Continued Negotiations and Contract Validity
Moreover, the court noted that subsequent negotiations regarding additional earnest money did not undermine the existence of the contract. Even after the acceptance of the counter-offer, the defendant attempted to negotiate further terms, indicating that both parties were still engaged in discussions about the contract. The court found that such negotiations did not constitute a repudiation of the original acceptance; instead, they demonstrated an ongoing interest in fulfilling the terms of the previously established agreement. The court determined that the plaintiff's willingness to pay additional earnest money was consistent with the acceptance of the contract, reinforcing the enforceability of the agreement.
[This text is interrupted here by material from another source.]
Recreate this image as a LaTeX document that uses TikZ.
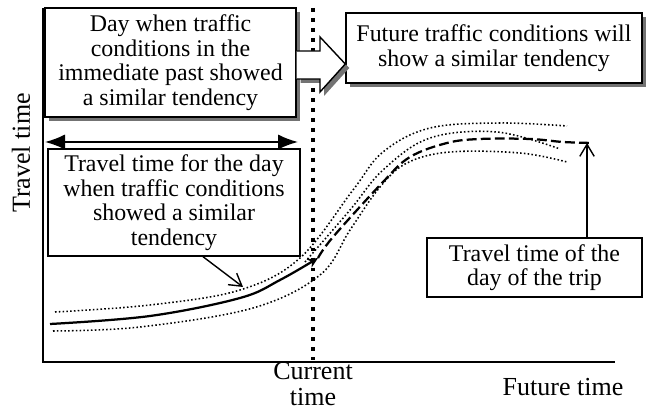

Conclusion on Contract Enforceability
In conclusion, the court affirmed that a valid and enforceable contract existed between the plaintiff and defendant due to the valid acceptance of the counter-offer. The court underscored the importance of the broker's role in facilitating the communication of acceptance and the sufficiency of oral acceptance in forming a binding agreement. The evidence indicated a meeting of the minds between the parties, fulfilling the contractual obligations. Consequently, the court upheld the lower court's decision to compel specific performance of the contract, affirming the plaintiff's rights to the property in question. The court's ruling emphasized the principles of contract law regarding acceptance and the authority of agents in real estate transactions.